Verhängnisvolle Symbolwirkung

Würde die FDP die ideologische Gendersprache oder die Frauenquote einführen, so hätte das vor allem eine starke symbolische Wirkung: Die FDP läuft dem linksgrünen Zeitgeist hinterher. Und merkt dabei nicht, dass der Zeitgeist sich seit einigen Jahren dreht. Die linksgrünfeministische Ideologie wird gerade bei jungen Menschen zunehmend unattraktiv. In der FDP sind es vor allem Ewiggestrige wie Gerhart Baum, der unlängst erklärte, er würde der FDP gerne „eine Frauenquote verordnen“.

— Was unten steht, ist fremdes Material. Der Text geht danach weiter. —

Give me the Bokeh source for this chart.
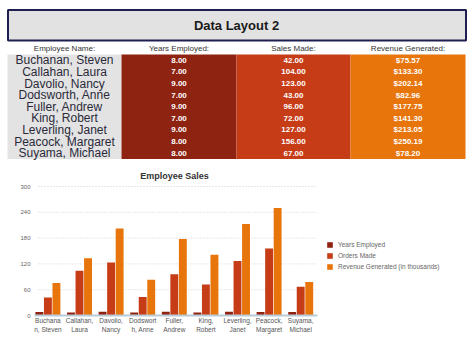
from bokeh.plotting import figure
from bokeh.models import ColumnDataSource, Legend, LegendItem, Range1d
from bokeh.transform import dodge
from bokeh.embed import file_html
from bokeh.resources import INLINE
from bokeh.core.properties import value

names = ["Buchanan, Steven", "Callahan, Laura", "Davolio, Nancy", "Dodsworth, Anne",
         "Fuller, Andrew", "King, Robert", "Leverling, Janet", "Peacock, Margaret", "Suyama, Michael"]
short_labels = ["Buchana\nn, Steven", "Callahan,\nLaura", "Davolio,\nNancy", "Dodswort\nh, Anne",
                "Fuller,\nAndrew", "King,\nRobert", "Leverling,\nJanet", "Peacock,\nMargaret", "Suyama,\nMichael"]
years = [8, 7, 9, 7, 9, 7, 9, 8, 8]
sales = [42, 104, 123, 43, 96, 72, 127, 156, 67]
revenue = [75.57, 133.30, 202.14, 82.96, 177.75, 141.30, 213.05, 250.19, 78.20]
headers = ["Employee Name:", "Years Employed:", "Sales Made:", "Revenue Generated:"]
y_ticks = [0, 60, 120, 180, 240, 300]
series = ["Years Employed", "Orders Made", "Revenue Generated (in thousands)"]

C_YEARS = "#8e2311"
C_SALES = "#c63c17"
C_REV = "#e8740c"
FONT = "Liberation Sans"
W, H = 474, 348

p = figure(width=W, height=H, output_backend="svg", toolbar_location=None,
           x_range=Range1d(0, W), y_range=Range1d(H, 0),
           x_axis_location=None, y_axis_location=None,
           min_border=0, min_border_left=0, min_border_right=0, min_border_top=0, min_border_bottom=0)
p.grid.visible = False
p.outline_line_color = None
p.background_fill_color = "white"
p.border_fill_color = "white"

# value scale: 0 -> y=315, 300 -> y=186 ; category slots: slot i centred at 47.4 + 31.6*i
p.extra_y_ranges = {"v": Range1d(-76.74, 732.56)}
p.extra_x_ranges = {"cat": Range1d(-1.5, 13.5)}

# ---------- title box ----------
p.quad(left=[7.5], right=[465.5], top=[9.5], bottom=[40], fill_color="#e2e2e2",
       line_color="#1e1e50", line_width=2)
p.text(x=[236], y=[25], text=["Data Layout 2"], text_font=value(FONT), text_font_style="bold",
       text_font_size="13px", text_align="center", text_baseline="middle", text_color="#1a1a1a")

# ---------- table ----------
col_left = [7, 121, 236, 350]
col_right = [121, 236, 350, 465]
col_colors = ["#e3e3e3", C_YEARS, C_SALES, C_REV]
hdr_x = [(a + b) / 2 for a, b in zip(col_left, col_right)]
p.text(x=hdr_x, y=[47.5] * 4, text=headers, text_font=value(FONT), text_font_size="8px",
       text_align="center", text_baseline="middle", text_color="#333333")

row_top = 54
row_h = 11.6
n = len(names)
p.quad(left=col_left, right=col_right, top=[row_top] * 4, bottom=[row_top + row_h * n] * 4,
       fill_color=col_colors, line_color=None)

row_y = [row_top + row_h * (i + 0.5) for i in range(n)]
p.text(x=[hdr_x[0]] * n, y=row_y, text=names, text_font=value(FONT), text_font_size="12px",
       text_align="center", text_baseline="middle", text_color="#2a2a3a")
for xc, vals, fmt in [(hdr_x[1], years, "{:.2f}"), (hdr_x[2], sales, "{:.2f}"),
                      (hdr_x[3], revenue, "${:.2f}")]:
    p.text(x=[xc] * n, y=row_y, text=[fmt.format(v) for v in vals], text_font=value(FONT),
           text_font_size="8px", text_font_style="bold", text_align="center",
           text_baseline="middle", text_color="white")

# ---------- chart ----------
p.text(x=[174], y=[175], text=["Employee Sales"], text_font=value(FONT), text_font_style="bold",
       text_font_size="9px", text_align="center", text_baseline="middle", text_color="#333333")

p.segment(x0=[38] * len(y_ticks), x1=[317] * len(y_ticks), y0=y_ticks, y1=y_ticks,
          y_range_name="v", line_color="#cfcfcf", line_width=1, line_dash="1 2")
p.text(x=[30] * len(y_ticks), y=y_ticks, text=[str(t) for t in y_ticks], y_range_name="v",
       text_font=value(FONT), text_font_size="6px", text_align="right", text_baseline="middle",
       text_color="#666666")

src = ColumnDataSource(dict(idx=list(range(n)), name=short_labels, years=years,
                            sales=sales, revenue=revenue))
w = 0.25
r1 = p.vbar(x=dodge("idx", -0.27), top="years", bottom=0,
            width=w, source=src, x_range_name="cat", y_range_name="v",
            fill_color=C_YEARS, line_color=None)
r2 = p.vbar(x=dodge("idx", 0.0), top="sales", bottom=0,
            width=w, source=src, x_range_name="cat", y_range_name="v",
            fill_color=C_SALES, line_color=None)
r3 = p.vbar(x=dodge("idx", 0.27), top="revenue", bottom=0,
            width=w, source=src, x_range_name="cat", y_range_name="v",
            fill_color=C_REV, line_color=None)

p.segment(x0=[34], x1=[317], y0=[0], y1=[0], y_range_name="v",
          line_color="#b8ccd8", line_width=2)

p.text(x="idx", y=-4, text="name", source=src, x_range_name="cat", y_range_name="v",
       text_font=value(FONT), text_font_size="6.5px", text_align="center",
       text_baseline="top", text_color="#555555", text_line_height=1.25)

legend = Legend(items=[LegendItem(label=series[0], renderers=[r1]),
                       LegendItem(label=series[1], renderers=[r2]),
                       LegendItem(label=series[2], renderers=[r3])],
                location=(326, 77), label_text_font=FONT, label_text_font_size="6.5px",
                label_text_color="#666666", glyph_width=7, glyph_height=7, spacing=2,
                label_height=9, padding=2, margin=0, border_line_color=None,
                background_fill_alpha=0, label_standoff=5)
p.add_layout(legend)

open("out.html", "w").write(file_html(p, INLINE))
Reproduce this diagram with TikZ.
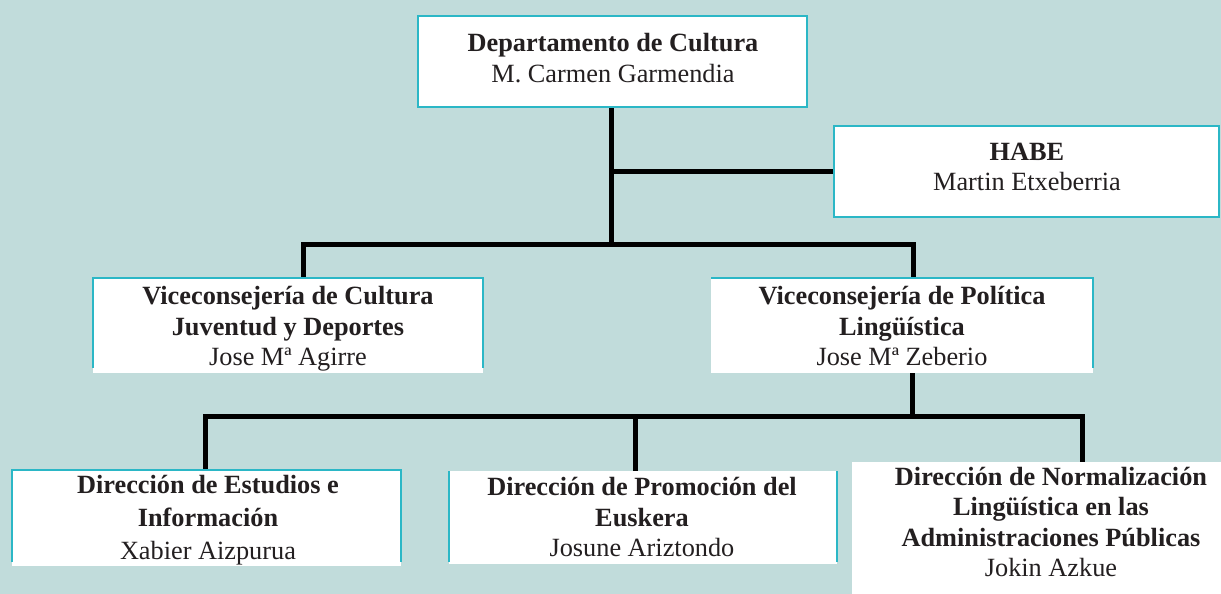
\documentclass[tikz,border=0pt]{standalone}
\usepackage{fontspec}
\setmainfont{Liberation Serif}
\definecolor{bg}{HTML}{C1DCDB}
\definecolor{tealb}{HTML}{2BB7C6}
\definecolor{ink}{HTML}{231F20}
\begin{document}
\begin{tikzpicture}[x=1pt,y=-1pt,
  wbox/.style={fill=white, draw=none, inner sep=0pt, anchor=north west, outer sep=0pt},
  tline/.style={draw=tealb, line width=2.2pt},
  conn/.style={draw=black, line width=5pt, line join=miter},
  txt/.style={align=center, text=ink, inner sep=0pt, font=\fontsize{26.3}{30.5}\selectfont}]
\fill[bg] (0,0) rectangle (1221,594);
\useasboundingbox (0,0) rectangle (1221,594);
% boxes (white areas)
\node[wbox, minimum width=389pt, minimum height=91pt] (top) at (418,16) {};
\node[wbox, minimum width=385pt, minimum height=91pt] (habe) at (834,126) {};
\node[wbox, minimum width=390pt, minimum height=95pt] (vc) at (93,278) {};
\node[wbox, minimum width=382pt, minimum height=95pt] (vp) at (711,278) {};
\node[wbox, minimum width=389pt, minimum height=96pt] (d1) at (12,470) {};
\node[wbox, minimum width=388pt, minimum height=93pt] (d2) at (449,471) {};
\node[wbox, minimum width=369pt, minimum height=132pt] (d3) at (852,462) {};
% connector points
\coordinate (bL) at (303,244);
\coordinate (bR) at (913,244);
\coordinate (cV) at (912,416);
\coordinate (cL) at (205,416);
\coordinate (cM) at (635,416);
\coordinate (cR) at (1082,416);
% connectors
\draw[conn] ([xshift=-1.5pt]top.south) -- ([xshift=-1.5pt]top.south |- bL);
\draw[conn] ([xshift=-1.5pt]top.south |- habe.west) -- (habe.west);
\draw[conn] (bL |- vc.north) -- (bL) -- (bR) -- (bR |- vp.north);
\draw[conn] (cV |- vp.south) -- (cV);
\draw[conn] (cL |- d1.north) -- (cL) -- (cR) -- (cR |- d3.north);
\draw[conn] (cM) -- (cM |- d2.north);
% teal borders
\draw[tline] (top.north west) rectangle (top.south east);
\draw[tline] (habe.north west) rectangle (habe.south east);
\draw[tline] ([yshift=5pt]vc.south west) |- (vc.north east) -- ([yshift=5pt]vc.south east);
\draw[tline] (vp.north west) -- (vp.north east) -- ([yshift=5pt]vp.south east);
\draw[tline] ([yshift=4pt]d1.south west) |- (d1.north east) -- ([yshift=4pt]d1.south east);
\draw[tline] (d2.north west) -- ([yshift=2pt]d2.south west);
\draw[tline] (d2.north east) -- ([yshift=2pt]d2.south east);
% texts
\node[txt] (topt) at (613,58) {\textbf{Departamento de Cultura}\\M. Carmen Garmendia};
\node[txt] (habet) at (1027,167) {\textbf{HABE}\\Martin Etxeberria};
\node[txt] (vct) at (288,329) {\textbf{Viceconsejería de Cultura}\\\textbf{Juventud y Deportes}\\Jose Mª Agirre};
\node[txt] (vpt) at (902,326) {\textbf{Viceconsejería de Política}\\\textbf{Lingüística}\\Jose Mª Zeberio};
\node[txt, font=\fontsize{26.3}{33}\selectfont] (d1t) at (208,520) {\textbf{Dirección de Estudios e}\\\textbf{Información}\\Xabier Aizpurua};
\node[txt] (d2t) at (642,517) {\textbf{Dirección de Promoción del}\\\textbf{Euskera}\\Josune Ariztondo};
\node[txt] (d3t) at (1051,522) {\textbf{Dirección de Normalización}\\\textbf{Lingüística en las}\\\textbf{Administraciones Públicas}\\Jokin Azkue};
\end{tikzpicture}
\end{document}
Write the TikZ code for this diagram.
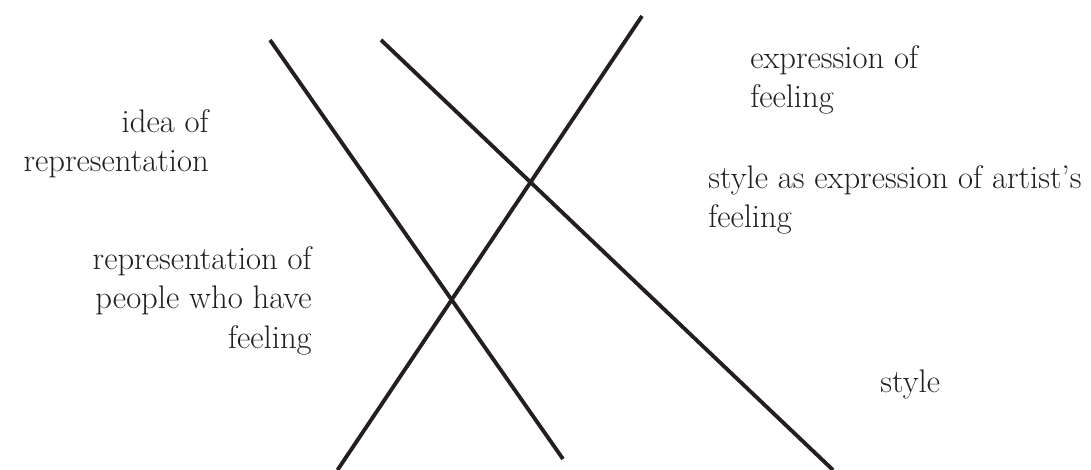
\documentclass[tikz,border=0pt]{standalone}
\usepackage{xcolor}
\usepackage{tikz}
\usetikzlibrary{positioning}
\definecolor{ink}{RGB}{35,31,32}

\begin{document}
\begin{tikzpicture}[
  x=0.75pt, y=-0.75pt,
  every node/.style={font=\fontsize{24.5}{29.5}\selectfont, text=ink, inner sep=0pt},
  stroke/.style={ink, line width=2.9pt}
]
\useasboundingbox (0,0) rectangle (1091,470);
% the three strokes
\coordinate (one-top) at (270,40);
\coordinate (one-bot) at (563,459);
\coordinate (two-top) at (381,40);
\coordinate (two-bot) at (833,470);
\coordinate (three-top) at (642,16);
\coordinate (three-bot) at (337.5,470);
\draw[stroke] (one-top) -- (one-bot);
\draw[stroke] (two-top) -- (two-bot);
\draw[stroke] (three-top) -- (three-bot);
% labels (base = last line)
\node[anchor=base east, align=right] (idea) at (209,172) {idea of\\representation};
\node[anchor=base east, align=right] (people) at (312,348) {representation of\\people who have\\feeling};
\node[anchor=base west, align=left] (expr) at (750,108) {expression of\\feeling};
\node[anchor=base west, align=left] (artist) at (708,228) {style as expression of artist's\\feeling};
\node[anchor=base west] (style) at (880,392) {style};
\end{tikzpicture}
\end{document}
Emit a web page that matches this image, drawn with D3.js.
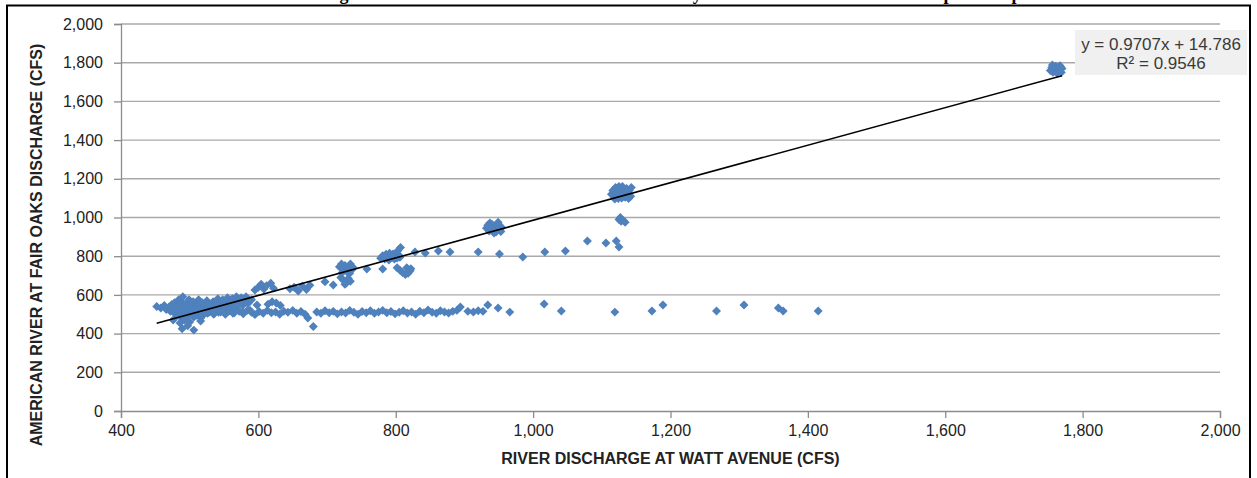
<!DOCTYPE html>
<html><head><meta charset="utf-8">
<script src="https://cdn.jsdelivr.net/npm/d3@7"></script>
<style>body{margin:0;background:#fff}text{font-family:"Liberation Sans",Arial,sans-serif}</style>
</head><body>
<svg id="chart" width="1257" height="478"></svg>
<script>
// ---- data (Watt Avenue discharge, Fair Oaks discharge) ----
const xTicks = [400, 600, 800, 1000, 1200, 1400, 1600, 1800, 2000];
const yTicks = [0, 200, 400, 600, 800, 1000, 1200, 1400, 1600, 1800, 2000];
const slope = 0.9707, intercept = 14.786, rSquared = 0.9546;
const titleText = "Figure 3. Fair Oaks and Watt Avenue Flow Study \u2013 Statistical Linear Relationship of Sample Data";
const xLabel = "RIVER DISCHARGE AT WATT AVENUE (CFS)";
const yLabel = "AMERICAN RIVER AT FAIR OAKS DISCHARGE (CFS)";

const blob = [[452,540],[458,532],[463,545],[466,525],[470,538],[472,515],[474,550],[476,528],[478,505],[478,560],[480,540],[482,495],[482,520],[484,575],[485,548],[486,510],[488,530],[488,480],[490,560],[490,590],[491,500],[492,545],[493,470],[494,520],[495,535],[496,555],[497,490],[498,510],[499,575],[500,530],[500,460],[502,545],[503,500],[504,520],[505,565],[506,485],[507,538],[508,510],[510,550],[510,495],[512,525],[513,575],[514,505],[515,540],[516,480],[518,560],[518,515],[520,530],[521,500],[522,548],[524,520],[525,570],[526,505],[528,540],[529,555],[530,515],[532,530],[534,565],[535,500],[536,545],[538,520],[540,555],[541,580],[542,510],[544,535],[545,565],[547,520],[548,575],[550,545],[551,505],[552,560],[554,530],[555,585],[556,515],[558,570],[559,550],[560,525],[562,580],[563,505],[565,560],[566,540],[568,590],[570,575],[571,520],[573,560],[575,585],[577,545],[578,510],[580,570],[582,590],[585,555],[588,520],[590,575],[489,425],[506,418],[497,440],[486,455],[516,465],[476,470]];
const upperArm = [[595,625],[600,640],[604,655],[608,630],[612,648],[618,660],[622,635],[598,548],[614,552],[620,565],[626,558],[632,545],[646,632],[652,640],[658,620],[664,645],[670,628],[675,650],[697,668],[709,651]];
const c720 = [[718,745],[721,760],[724,735],[726,752],[729,720],[731,745],[734,760],[736,730],[722,715],[733,712],[738,742],[720,690],[724,675],[728,662],[731,685],[734,670],[726,655],[758,734],[781,734]];
const c800 = [[778,790],[781,802],[784,785],[786,810],[788,795],[790,780],[792,805],[794,792],[796,812],[798,785],[800,800],[802,790],[804,808],[806,795],[783,797],[791,815],[797,798],[807,845],[803,828],[802,740],[806,728],[810,715],[814,705],[818,712],[821,725],[816,740],[822,735]];
const sparseUpper = [[828,822],[843,816],[862,827],[879,822],[920,822],[951,811],[985,796],[1017,822],[1047,827],[1079,879],[1106,868],[1121,879],[1125,848]];
const c940 = [[932,945],[934,960],[936,930],[938,950],[940,965],[942,940],[944,955],[946,925],[948,945],[950,962],[952,935],[954,950],[937,972],[943,920],[949,975],[953,928],[935,952]];
const c1130 = [[1114,1120],[1116,1140],[1118,1105],[1120,1155],[1122,1130],[1124,1098],[1126,1145],[1128,1118],[1130,1160],[1132,1135],[1134,1105],[1136,1150],[1138,1125],[1140,1140],[1142,1110],[1143,1155],[1119,1095],[1129,1100],[1139,1098],[1125,1160],[1125,990],[1128,980],[1131,985],[1134,975],[1127,1000]];
const c1760 = [[1753,1760],[1755,1775],[1757,1750],[1759,1768],[1761,1782],[1762,1755],[1764,1772],[1766,1760],[1767,1785],[1769,1750],[1770,1770],[1756,1788],[1763,1745],[1768,1778]];
const lowBand = [[528,510],[536,505],[545,512],[552,500],[558,518],[565,508],[572,515],[578,502],[584,520],[590,510],[595,498],[601,514],[607,505],[613,520],[619,508],[625,512],[631,500],[637,516],[643,510],[650,520],[656,505],[662,514],[668,500],[672,481],[680,437],[685,512],[691,505],[697,518],[703,508],[709,515],[715,502],[721,512],[727,506],[733,520],[739,510],[745,500],[751,514],[757,508],[763,518],[769,505],[775,512],[781,520],[787,508],[793,514],[799,502],[805,510],[811,518],[817,506],[823,512],[829,500],[835,516],[841,508],[847,522],[853,510],[859,505],[865,518],[871,512],[877,506],[883,515],[889,520],[894,537],[905,515],[913,512],[920,518],[927,515],[934,548],[949,532],[966,511],[1016,553],[1041,517],[1119,511],[1173,517],[1189,548],[1267,517],[1307,548],[1357,532],[1364,517],[1415,517]];

const points = [].concat(blob, upperArm, c720, c800, sparseUpper, c940, c1130, c1760, lowBand);

// ---- layout ----
const svg = d3.select("#chart");
const L = 121, R = 1220, T = 24, B = 411;
const x = d3.scaleLinear().domain([400, 2000]).range([L, R]);
const y = d3.scaleLinear().domain([0, 2000]).range([B, T]);

svg.append("rect").attr("width", 1257).attr("height", 478).attr("fill", "#fff");

// title (cut off at top, as in the source image)
svg.append("text").attr("x", 323.5).attr("y", 0)
  .style("font-family", '"Liberation Serif","Times New Roman",serif')
  .style("font-weight", "bold").style("font-size", "18px").attr("fill", "#000")
  .text(titleText);

// frame
svg.append("rect").attr("x", 7).attr("y", 5.5).attr("width", 1243).attr("height", 490)
  .attr("fill", "none").attr("stroke", "#000").attr("stroke-width", 2);

// gridlines
svg.append("g").selectAll("line").data(yTicks.filter(d => d > 0)).join("line")
  .attr("x1", L).attr("x2", R).attr("y1", d => y(d)).attr("y2", d => y(d))
  .attr("stroke", "#a9a9a9").attr("stroke-width", 1.4);

// axes
const yAxis = svg.append("g").attr("transform", `translate(${L},0)`)
  .call(d3.axisLeft(y).tickValues(yTicks).tickSize(7).tickPadding(11).tickFormat(d3.format(",")));
const xAxis = svg.append("g").attr("transform", `translate(0,${B})`)
  .call(d3.axisBottom(x).tickValues(xTicks).tickSize(7).tickPadding(7).tickFormat(d3.format(",")));
[yAxis, xAxis].forEach(g => {
  g.selectAll("path.domain").attr("stroke", "#8c8c8c").attr("stroke-width", 1.3);
  g.selectAll(".tick line").attr("stroke", "#8c8c8c").attr("stroke-width", 1.3);
  g.selectAll(".tick text").style("font-size", "16px").style("font-family", '"Liberation Sans",Arial,sans-serif').attr("fill", "#222");
});

// points
const diamond = { draw(ctx, size) { const r = Math.sqrt(size / 2); ctx.moveTo(0, -r); ctx.lineTo(r, 0); ctx.lineTo(0, r); ctx.lineTo(-r, 0); ctx.closePath(); } };
svg.append("g").selectAll("path").data(points).join("path")
  .attr("transform", d => `translate(${x(d[0])},${y(d[1])})`)
  .attr("d", d3.symbol().type(diamond).size(40))
  .attr("fill", "#4F81BD");

// trendline
const xExt = d3.extent(points, d => d[0]);
svg.append("line")
  .attr("x1", x(xExt[0])).attr("y1", y(slope * xExt[0] + intercept))
  .attr("x2", x(xExt[1])).attr("y2", y(slope * xExt[1] + intercept))
  .attr("stroke", "#000").attr("stroke-width", 1.6);

// equation box
svg.append("rect").attr("x", 1075).attr("y", 30).attr("width", 172).attr("height", 45).attr("fill", "#f0f0f0");
const eq = svg.append("text").attr("x", 1161).attr("text-anchor", "middle").style("font-size", "17px").attr("fill", "#3a3a3a");
eq.append("tspan").attr("x", 1161).attr("y", 50).text(`y = ${slope}x + ${intercept}`);
eq.append("tspan").attr("x", 1161).attr("y", 69).text(`R\u00B2 = ${rSquared}`);

// axis titles
svg.append("text").attr("x", (L + R) / 2).attr("y", 458).attr("dy", "0.35em").attr("text-anchor", "middle")
  .style("font-weight", "bold").style("font-size", "16px").attr("fill", "#222").text(xLabel);
svg.append("text").attr("transform", "translate(36,245) rotate(-90)").attr("dy", "0.35em").attr("text-anchor", "middle")
  .style("font-weight", "bold").style("font-size", "16px").attr("fill", "#222").text(yLabel);
</script>
</body></html>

Die Taktik, dem grünen Zeitgeist hinterherzulaufen, hat schon bei der SPD und bei Angela Merkels CDU nicht funktioniert. Beide Parteien haben in den vergangenen zehn Jahren massiv an Stimmenanteilen verloren, und zwar gerade deshalb, weil sie sich an den linksgrünen Zeitgeist angepasst haben. Der Wahlforscher Manfred Güllner stellte schon 2012 in seinem ausgezeichneten Buch über die GRÜNEN  fest:  „Diese Übernahme zahlreicher grüner Vorstellungen durch die anderen Parteien führt dazu, dass weite Teile der Bevölkerung ihre Interessen und Probleme nicht mehr in der Politik vertreten sehen. Diese Teile der Bevölkerung reagieren mit Wahlenthaltung in immer größerem Umfang und mit Entfremdung von der Politik.“ (S. 171)

Das war 2012. Die Anhänger der grünen Ideologie wählen inzwischen lieber gleich grün und jene, die unzufrieden sind, liefen bei den letzten Wahlen teilweise zur AfD über. Ist die Veränderung des Stimmenanteils für SPD und CDU in den vergangenen zehn Jahren so attraktiv, dass die FDP dies nun nachmachen will? Dann ist sie so schnell wieder aus dem Bundestag verschwunden, wie sie hereingekommen ist.